Il motivo non e’ fondato.
La corte territoriale, con accertamenti di fatto non censurabili in questa sede, ha ritenuto che non sussista interclusione assoluta, ne’ relativa, del fondo del (OMISSIS), in quanto tra il fondo oggetto di causa e la pubblica via vi sono altri fondi di sua proprieta’ che consentono di raggiungere a piedi il terreno oggetto di causa. Ha infine escluso di poter fare applicazione dell’articolo 1052 c.c. in quanto non espressamente invocato dalle parti.
Il ricorso va pertanto rigettato.
Va altresi’ rigettato il ricorso incidentale proposto da (OMISSIS) e (OMISSIS), che hanno dedotto gli stessi motivi proposti dal ricorrente principale.
Le spese di lite seguono la soccombenza e vanno liquidate in dispositivo.

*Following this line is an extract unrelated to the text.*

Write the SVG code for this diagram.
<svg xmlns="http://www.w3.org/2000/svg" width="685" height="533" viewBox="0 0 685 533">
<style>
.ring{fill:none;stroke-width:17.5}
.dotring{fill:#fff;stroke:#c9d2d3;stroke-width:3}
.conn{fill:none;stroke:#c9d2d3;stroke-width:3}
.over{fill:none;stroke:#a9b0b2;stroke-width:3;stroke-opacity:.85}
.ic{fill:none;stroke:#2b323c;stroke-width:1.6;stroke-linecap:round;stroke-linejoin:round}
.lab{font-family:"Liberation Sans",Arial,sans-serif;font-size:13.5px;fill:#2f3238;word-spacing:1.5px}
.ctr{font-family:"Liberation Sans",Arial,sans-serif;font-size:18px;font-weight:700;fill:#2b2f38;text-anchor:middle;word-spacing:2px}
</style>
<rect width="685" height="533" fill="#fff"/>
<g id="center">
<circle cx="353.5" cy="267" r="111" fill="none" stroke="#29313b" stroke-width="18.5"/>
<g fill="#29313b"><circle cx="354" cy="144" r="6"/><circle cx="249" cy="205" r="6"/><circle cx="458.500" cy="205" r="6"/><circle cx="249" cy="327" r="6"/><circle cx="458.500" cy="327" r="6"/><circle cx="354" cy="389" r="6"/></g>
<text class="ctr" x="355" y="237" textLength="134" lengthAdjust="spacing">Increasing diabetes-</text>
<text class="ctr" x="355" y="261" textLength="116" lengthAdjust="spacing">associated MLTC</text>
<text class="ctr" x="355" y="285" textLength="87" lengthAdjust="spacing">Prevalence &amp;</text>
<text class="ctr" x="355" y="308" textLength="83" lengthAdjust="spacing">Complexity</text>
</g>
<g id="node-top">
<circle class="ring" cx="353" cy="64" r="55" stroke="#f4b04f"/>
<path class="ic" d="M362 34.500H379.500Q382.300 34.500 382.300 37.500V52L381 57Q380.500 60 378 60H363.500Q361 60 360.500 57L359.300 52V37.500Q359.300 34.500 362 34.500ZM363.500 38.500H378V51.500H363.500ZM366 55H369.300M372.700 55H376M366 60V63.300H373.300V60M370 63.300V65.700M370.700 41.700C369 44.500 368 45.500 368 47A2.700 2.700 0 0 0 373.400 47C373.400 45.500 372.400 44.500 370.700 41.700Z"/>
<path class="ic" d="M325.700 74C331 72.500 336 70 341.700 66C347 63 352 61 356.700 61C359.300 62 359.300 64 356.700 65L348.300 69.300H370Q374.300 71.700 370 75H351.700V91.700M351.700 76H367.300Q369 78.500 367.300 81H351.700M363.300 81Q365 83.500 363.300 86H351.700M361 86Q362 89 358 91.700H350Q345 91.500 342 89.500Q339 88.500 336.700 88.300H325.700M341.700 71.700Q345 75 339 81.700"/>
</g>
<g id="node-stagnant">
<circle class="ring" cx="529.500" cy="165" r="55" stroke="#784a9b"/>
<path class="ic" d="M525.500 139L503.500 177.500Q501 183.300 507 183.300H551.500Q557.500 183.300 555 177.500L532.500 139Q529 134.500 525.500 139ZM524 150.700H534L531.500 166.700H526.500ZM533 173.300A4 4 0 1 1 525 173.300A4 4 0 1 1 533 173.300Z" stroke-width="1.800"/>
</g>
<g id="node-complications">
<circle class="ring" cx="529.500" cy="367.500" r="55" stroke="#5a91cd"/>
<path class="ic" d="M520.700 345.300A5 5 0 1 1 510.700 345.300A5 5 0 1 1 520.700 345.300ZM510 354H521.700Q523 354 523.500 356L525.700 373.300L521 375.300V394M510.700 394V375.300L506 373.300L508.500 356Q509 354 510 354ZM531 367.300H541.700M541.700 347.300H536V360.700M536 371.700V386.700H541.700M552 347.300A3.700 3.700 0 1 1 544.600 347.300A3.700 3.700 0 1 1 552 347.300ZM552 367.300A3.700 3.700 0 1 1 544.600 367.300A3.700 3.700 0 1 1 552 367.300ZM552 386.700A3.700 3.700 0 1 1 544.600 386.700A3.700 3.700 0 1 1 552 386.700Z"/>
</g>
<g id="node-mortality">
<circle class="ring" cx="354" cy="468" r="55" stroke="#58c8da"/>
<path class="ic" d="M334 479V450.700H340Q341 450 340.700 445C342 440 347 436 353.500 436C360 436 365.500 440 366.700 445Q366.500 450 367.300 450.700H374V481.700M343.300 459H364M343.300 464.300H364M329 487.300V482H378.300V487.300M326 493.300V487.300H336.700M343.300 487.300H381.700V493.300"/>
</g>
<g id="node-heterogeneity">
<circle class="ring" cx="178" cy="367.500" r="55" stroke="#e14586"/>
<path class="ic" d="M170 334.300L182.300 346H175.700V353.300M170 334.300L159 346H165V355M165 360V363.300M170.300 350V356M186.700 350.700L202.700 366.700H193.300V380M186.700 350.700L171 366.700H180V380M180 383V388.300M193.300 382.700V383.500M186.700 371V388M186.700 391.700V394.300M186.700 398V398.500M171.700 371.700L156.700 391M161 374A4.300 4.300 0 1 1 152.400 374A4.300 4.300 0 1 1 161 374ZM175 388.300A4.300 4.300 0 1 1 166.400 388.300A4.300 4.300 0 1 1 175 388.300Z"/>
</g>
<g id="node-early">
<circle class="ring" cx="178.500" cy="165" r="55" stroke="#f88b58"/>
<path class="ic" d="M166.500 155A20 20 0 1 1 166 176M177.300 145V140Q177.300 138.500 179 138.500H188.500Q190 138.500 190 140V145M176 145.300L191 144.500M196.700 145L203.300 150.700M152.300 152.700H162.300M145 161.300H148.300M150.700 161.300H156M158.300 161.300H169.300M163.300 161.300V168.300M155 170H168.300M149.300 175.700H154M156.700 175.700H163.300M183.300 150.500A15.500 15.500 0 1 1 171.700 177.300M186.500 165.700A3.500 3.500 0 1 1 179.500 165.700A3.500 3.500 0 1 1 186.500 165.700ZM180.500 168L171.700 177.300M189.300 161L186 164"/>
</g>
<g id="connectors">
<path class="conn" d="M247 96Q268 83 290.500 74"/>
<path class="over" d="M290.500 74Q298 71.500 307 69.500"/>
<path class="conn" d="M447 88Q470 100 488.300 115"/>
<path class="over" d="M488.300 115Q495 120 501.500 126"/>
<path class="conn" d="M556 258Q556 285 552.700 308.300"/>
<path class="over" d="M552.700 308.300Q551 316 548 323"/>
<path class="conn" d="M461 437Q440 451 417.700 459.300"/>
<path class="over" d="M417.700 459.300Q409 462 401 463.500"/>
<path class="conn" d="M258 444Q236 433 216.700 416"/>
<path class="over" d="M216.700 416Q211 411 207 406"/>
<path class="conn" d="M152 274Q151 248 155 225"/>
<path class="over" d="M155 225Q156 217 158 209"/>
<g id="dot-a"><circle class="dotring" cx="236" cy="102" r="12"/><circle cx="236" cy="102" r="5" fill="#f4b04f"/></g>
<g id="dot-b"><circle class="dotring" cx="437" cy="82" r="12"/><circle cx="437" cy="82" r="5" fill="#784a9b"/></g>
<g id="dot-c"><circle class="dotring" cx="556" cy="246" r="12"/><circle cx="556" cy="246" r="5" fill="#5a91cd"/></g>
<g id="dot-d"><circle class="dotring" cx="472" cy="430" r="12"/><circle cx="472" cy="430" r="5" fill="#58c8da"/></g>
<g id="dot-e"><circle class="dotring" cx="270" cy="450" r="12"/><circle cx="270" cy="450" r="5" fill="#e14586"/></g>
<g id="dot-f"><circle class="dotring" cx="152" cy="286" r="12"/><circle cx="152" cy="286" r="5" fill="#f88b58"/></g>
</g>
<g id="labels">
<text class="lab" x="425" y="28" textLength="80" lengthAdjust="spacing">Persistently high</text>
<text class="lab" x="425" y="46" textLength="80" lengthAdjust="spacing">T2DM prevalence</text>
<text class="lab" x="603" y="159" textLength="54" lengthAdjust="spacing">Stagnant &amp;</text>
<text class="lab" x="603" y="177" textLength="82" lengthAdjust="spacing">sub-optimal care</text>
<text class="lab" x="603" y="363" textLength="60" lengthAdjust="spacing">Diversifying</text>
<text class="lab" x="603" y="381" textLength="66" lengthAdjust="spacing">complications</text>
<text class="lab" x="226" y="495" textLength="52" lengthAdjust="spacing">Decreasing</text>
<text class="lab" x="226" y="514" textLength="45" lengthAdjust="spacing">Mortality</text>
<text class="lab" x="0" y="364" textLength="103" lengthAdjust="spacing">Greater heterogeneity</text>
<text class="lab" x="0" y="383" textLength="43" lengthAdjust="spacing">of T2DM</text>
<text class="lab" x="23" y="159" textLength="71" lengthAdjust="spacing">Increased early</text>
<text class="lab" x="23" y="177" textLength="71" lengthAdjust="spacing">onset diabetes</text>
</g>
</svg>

Ai sensi del Decreto del Presidente della Repubblica 30 maggio 2002, n. 115, articolo 13, comma 1 quater, va dato atto della sussistenza dei presupposti per il versamento, da parte del ricorrente principale e del ricorrente incidentale dell’ulteriore importo a titolo di contributo unificato pari a quello dovuto per il ricorso principale, a norma dello stesso articolo 13, comma 1 bis.
P.Q.M.
Rigetta i ricorsi e condanna il ricorrente principale ed il ricorrente incidentale, in solido tra loro, al pagamento delle spese di lite in favore di (OMISSIS), che liquida in Euro 5200,00, di cui Euro 200,00 per esborsi oltre spese generali ed accessori di legge.
Ai sensi del Decreto del Presidente della Repubblica 30 maggio 2002, n. 115, articolo 13, comma 1 quater, da’ atto della sussistenza dei presupposti per il versamento, da parte del ricorrente principale e del ricorrente incidentale dell’ulteriore importo a titolo di contributo unificato pari a quello dovuto per il ricorso principale, a norma dello stesso articolo 13, comma 1 bis.